La non-prolifération est un sujet complexe qui est inédit dans la durée avec des positions européennes et américaines souvent complémentaires, parfois différentes. Au-delà du nucléaire, les risques de prolifération sont une réalité dont la dimension politique est déterminante comme le démontrent les difficultés autour de l’Accord de Vienne sur le nucléaire iranien (JCPOA).
Non-prolifération : une priorité partagée de part et d’autre de l’Atlantique ?
Non-Proliferation: a Shared Priority on Both Sides of the Atlantic?
Non-proliferation is a complex and hitherto little-considered subject which leads to often complementary, though sometimes different European and American positions. Quite apart from the nuclear question, proliferation carries risks with centrally political dimensions as has been demonstrated in the difficulties encountered with the Joint Comprehensive Plan of Action (JCPOA).
La Conférence d’examen du Traité de non-prolifération nucléaire (TNP), prévue tous les cinq ans, se déroulera du 24 au 28 janvier 2022 (elle avait dû être reportée en raison de la crise de la Covid). Il est intéressant d’évaluer la position des principales puissances nucléaires signataires du Traité (P5) et, entre alliés, leur solidarité (P3). Cette dernière a contribué de manière essentielle au maintien du TNP, rôle essentiel dans un contexte où entre également en compétition, sur le plan politique, le Traité sur l’interdiction des armes nucléaires (TIAN).

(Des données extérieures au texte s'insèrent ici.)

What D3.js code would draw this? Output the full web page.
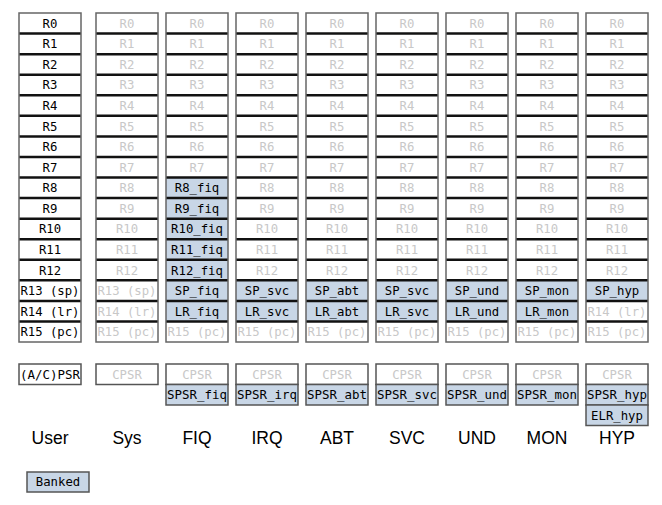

Dès l’adoption de la loi McMahon, votée en 1946, les États-Unis affichent une volonté de contrôler les technologies nucléaires pour éviter la prolifération des usages militaires de l’atome. Cet objectif est perçu avec défiance en Europe, dans un contexte d’ambitions fortes de développer le secteur nucléaire à des fins civiles, mais aussi militaires. La lancée du programme Atoms for Peace, à partir de 1953, atténue les craintes des Européens sur la volonté américaine de restreindre l’accès au nucléaire. Pour autant, la diffusion de technologies civiles dans les années 1950, dont certaines sont détournées pour acquérir des matières à usage militaire, ne fait que renforcer les Américains dans leur volonté de lutter contre la prolifération des technologies sensibles. Au niveau normatif, cela se traduit par les efforts diplomatiques menés conjointement avec Moscou pour négocier le TNP, signé en 1968 et le traité d’interdiction partielle des essais nucléaires (1963). Pour ce qui est de la politique américaine, l’adoption du Nuclear Non-Proliferation Act de 1978 vise à résorber le supposé laxisme du programme Atoms for Peace. Reflétant les préoccupations du Congrès, il requiert du gouvernement une plus grande vigilance dans le transfert de composants ou technologies nucléaires, et réclame des garanties plus fortes sur l’utilisation civile des technologies exportées.
Côté européen, ces deux initiatives sont accueillies avec une certaine réserve. Concernant le TNP, tout d’abord, si certains États y sont d’emblée favorables et en sont des négociateurs actifs, comme l’Irlande, d’autres sont réticents à renoncer définitivement au droit de disposer d’une capacité de dissuasion autonome. Ainsi, en République fédérale d’Allemagne (RFA) et en Italie, la ratification du TNP fait l’objet de débats importants. À l’Otan, la question nucléaire est au cœur des préoccupations de l’administration Kennedy et de la proposition de force nucléaire multilatérale (MLF). Il faut attendre 1975 pour que ces deux États déposent leur instrument de ratification. Côté français, le traité est critiqué comme un instrument reflétant l’hégémonie des deux Grands et est rejeté jusqu’en 1992.